Consider two households. Household A earns $150,000 per year but spends $145,000, carrying $50,000 in credit card debt and a $600,000 mortgage on a home worth $550,000. Their net worth is negative. Household B earns $75,000 per year but spends $55,000, has no debt, and has accumulated $200,000 in retirement accounts and home equity. Their net worth is $200,000 and growing. Household B is wealthier than Household A, regardless of the income gap.
How to Track Your Net Worth
Calculate your net worth at least quarterly — monthly is better. Use a spreadsheet or a net worth tracking app. The key is consistency: use the same valuation methods each time so you are comparing apples to apples. Do not obsess over small month-to-month fluctuations caused by market movements or one-time expenses. Focus on the six-month and twelve-month trends. Is your net worth growing? At what rate? Are there categories where you are losing ground?
The Path to Growing Net Worth
Growing net worth requires three things: increasing income, decreasing expenses, or both. The gap between what you earn and what you spend is your savings rate — and your savings rate directly determines how fast your net worth grows. A 20-percent savings rate means you are adding 20 percent of your income to your net worth every year, assuming your investments keep pace with inflation.
But savings rate is only half the equation. Where you put those savings matters enormously. Money in a savings account earning 0.5 percent interest will barely keep pace with inflation.

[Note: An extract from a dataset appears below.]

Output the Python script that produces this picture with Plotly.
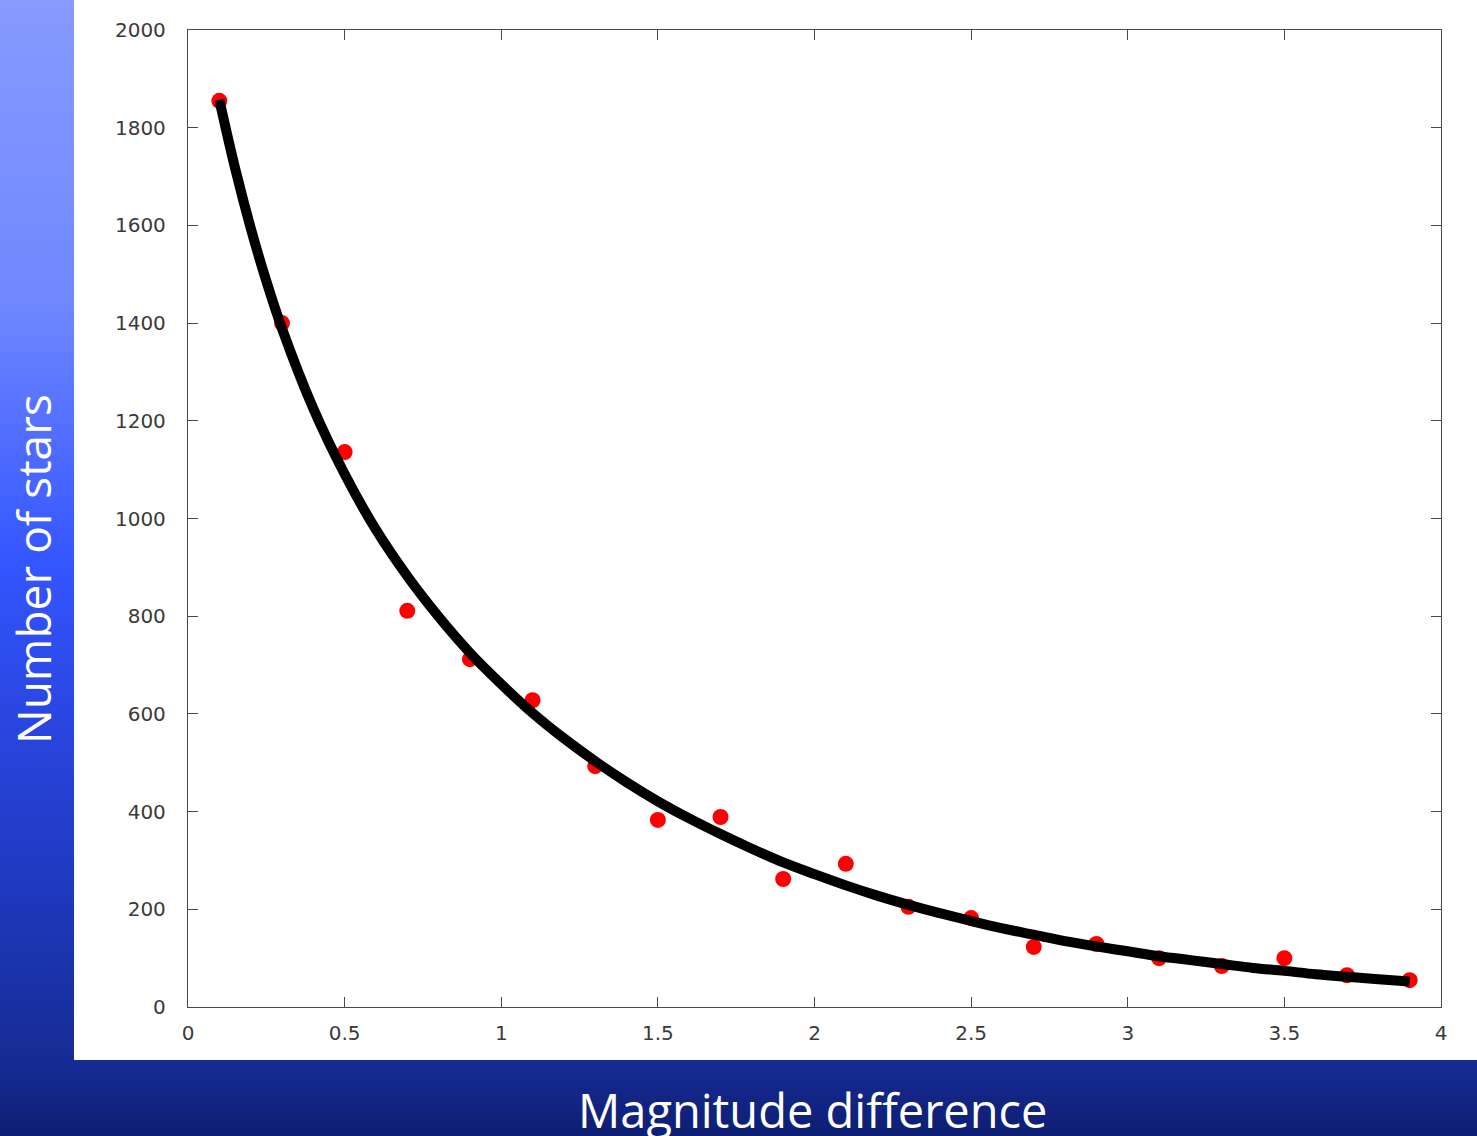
import plotly.graph_objects as go

# ---------------- data ----------------
obs_x = [0.1, 0.3, 0.5, 0.7, 0.9, 1.1, 1.3, 1.5, 1.7, 1.9,
         2.1, 2.3, 2.5, 2.7, 2.9, 3.1, 3.3, 3.5, 3.7, 3.9]
obs_y = [1855, 1400, 1136, 811, 712, 628, 493, 383, 389, 262,
         293, 205, 182, 123, 129, 100, 84, 100, 65, 55]

fit_x = [0.1, 0.15, 0.2, 0.25, 0.3, 0.4, 0.5, 0.6, 0.7, 0.8, 0.9, 1.0,
         1.1, 1.2, 1.3, 1.4, 1.5, 1.6, 1.7, 1.8, 1.9, 2.0,
         2.1, 2.2, 2.3, 2.4, 2.5, 2.6, 2.7, 2.8, 2.9, 3.0,
         3.1, 3.2, 3.3, 3.4, 3.5, 3.6, 3.7, 3.8, 3.9]
fit_y = [1857, 1718, 1595, 1486, 1389, 1225, 1091, 977, 882, 799, 725, 661,
         602, 550, 503, 460, 421, 386, 354, 324, 296, 272,
         249, 228, 209, 192, 176, 161, 148, 135, 124, 114,
         104, 96, 88, 80, 74, 67, 62, 57, 52]

x_ticks = [0, 0.5, 1, 1.5, 2, 2.5, 3, 3.5, 4]
x_tick_labels = ["0", "0.5", "1", "1.5", "2", "2.5", "3", "3.5", "4"]
y_ticks = [0, 200, 400, 600, 800, 1000, 1200, 1400, 1600, 1800, 2000]
y_tick_labels = [str(v) for v in y_ticks]

x_title = "Magnitude difference"
y_title = "Number of stars"

# ---------------- layout geometry (pixels) ----------------
W, H = 1477, 1136
PL, PR, PT, PB = 188, 1441, 30, 1007


def px_x(p):
    return (p - PL) / (PR - PL)


def px_y(p):
    return (PB - p) / (PB - PT)


# background gradient stops (pixel y, rgb)
stops = [(0, (134, 154, 255)), (300, (112, 136, 255)), (560, (52, 86, 255)),
         (720, (42, 70, 225)), (900, (30, 56, 188)), (1060, (22, 44, 148)),
         (1136, (14, 30, 116))]


def col_at(y):
    for (y0, c0), (y1, c1) in zip(stops[:-1], stops[1:]):
        if y0 <= y <= y1:
            t = (y - y0) / (y1 - y0)
            return "rgb(%d,%d,%d)" % tuple(round(a + (b - a) * t) for a, b in zip(c0, c1))
    return "rgb(%d,%d,%d)" % stops[-1][1]


shapes = []
band = 8
for y0 in range(0, H, band):
    y1 = min(H, y0 + band)
    c = col_at((y0 + y1) / 2)
    shapes.append(dict(type="rect", xref="paper", yref="paper",
                       x0=px_x(0), x1=px_x(74), y0=px_y(y1 + 0.5), y1=px_y(y0),
                       fillcolor=c, line=dict(width=0), layer="below"))
    if y1 > 1060:
        shapes.append(dict(type="rect", xref="paper", yref="paper",
                           x0=px_x(73), x1=px_x(W), y0=px_y(y1 + 0.5), y1=px_y(max(y0, 1060)),
                           fillcolor=c, line=dict(width=0), layer="below"))

fig = go.Figure()
fig.add_trace(go.Scatter(x=obs_x, y=obs_y, mode="markers",
                         marker=dict(color="#ff0000", size=16, symbol="circle",
                                     line=dict(width=0)),
                         showlegend=False))
fig.add_trace(go.Scatter(x=fit_x, y=fit_y, mode="lines",
                         line=dict(color="#000000", width=10, shape="spline", smoothing=1.0),
                         showlegend=False))

axis_common = dict(showline=True, linecolor="#4a4a4a", linewidth=1.3, mirror="ticks",
                   ticks="inside", ticklen=10, tickwidth=1.3, tickcolor="#4a4a4a",
                   showgrid=False, zeroline=False,
                   tickfont=dict(family="DejaVu Sans", size=20, color="#3a3a3a"))

fig.update_layout(
    width=W, height=H,
    margin=dict(l=PL, r=W - PR, t=PT, b=H - PB, pad=0),
    paper_bgcolor="white", plot_bgcolor="white",
    xaxis=dict(range=[0, 4], tickvals=x_ticks, ticktext=x_tick_labels,
               ticklabelstandoff=8, **axis_common),
    yaxis=dict(range=[0, 2000], tickvals=y_ticks, ticktext=y_tick_labels,
               ticklabelstandoff=17, **axis_common),
    shapes=shapes,
    annotations=[
        dict(text=x_title, xref="paper", yref="paper", x=px_x(813), y=px_y(1110),
             showarrow=False, xanchor="center", yanchor="middle",
             font=dict(family="Open Sans", size=47, color="white")),
        dict(text=y_title, xref="paper", yref="paper", x=px_x(33), y=px_y(569),
             showarrow=False, xanchor="center", yanchor="middle", textangle=-90,
             font=dict(family="Open Sans", size=46, color="white")),
    ],
)

fig.write_html("out.html")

Money in a diversified investment portfolio earning 7-10 percent annually will compound over time, accelerating your net worth growth. The combination of a high savings rate and smart investment allocation is the engine of wealth building.

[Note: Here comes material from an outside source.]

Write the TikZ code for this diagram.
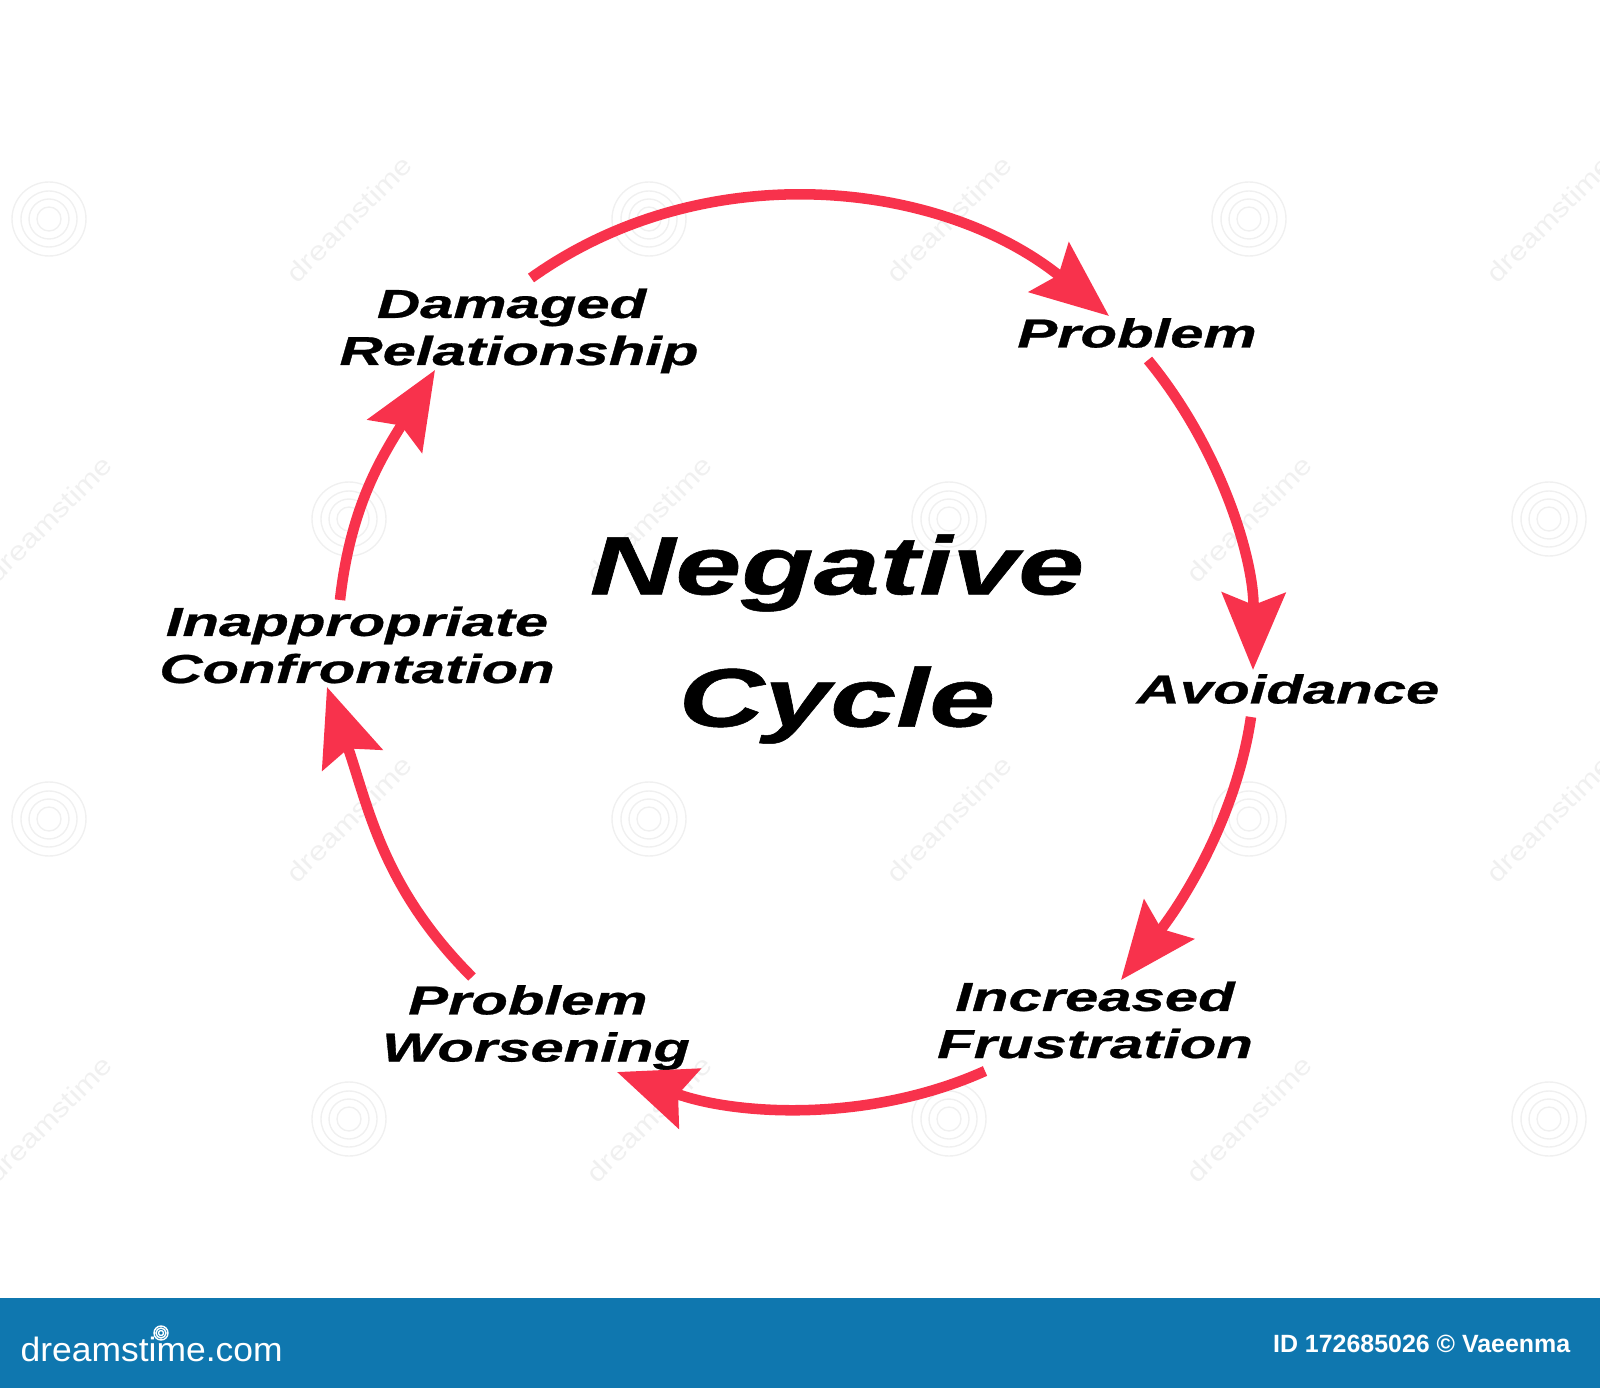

Debt elimination is the other critical lever. Every dollar of high-interest debt you eliminate is a guaranteed return equal to the interest rate. Paying off a 24-percent credit card is equivalent to earning a 24-percent return on an investment — with zero risk. Eliminating debt increases your net worth immediately and frees up cash flow for future saving and investing.
Net Worth Benchmarks by Age
While comparing yourself to others is rarely productive, net worth benchmarks can provide context. Financial experts suggest aiming for:
- Age 30: 1x your annual salary
- Age 40: 3x your annual salary
- Age 50: 6x your annual salary
- Age 60: 8x your annual salary
- Retirement: 10-12x your annual salary
These are targets, not requirements. If you are behind, the best time to start catching up is today. Small increases in savings rate, compounded over decades, produce dramatic results. A 25-year-old who saves 15 percent of a $50,000 salary and increases savings by 2 percent per year will accumulate over $2 million by age 65, assuming 7-percent average returns.
Your net worth is your financial scoreboard. It does not care about your job title, your car, or your zip code. It only cares about one thing: the gap between what you own and what you owe. Track it. Understand it. Grow it. Everything else is just noise.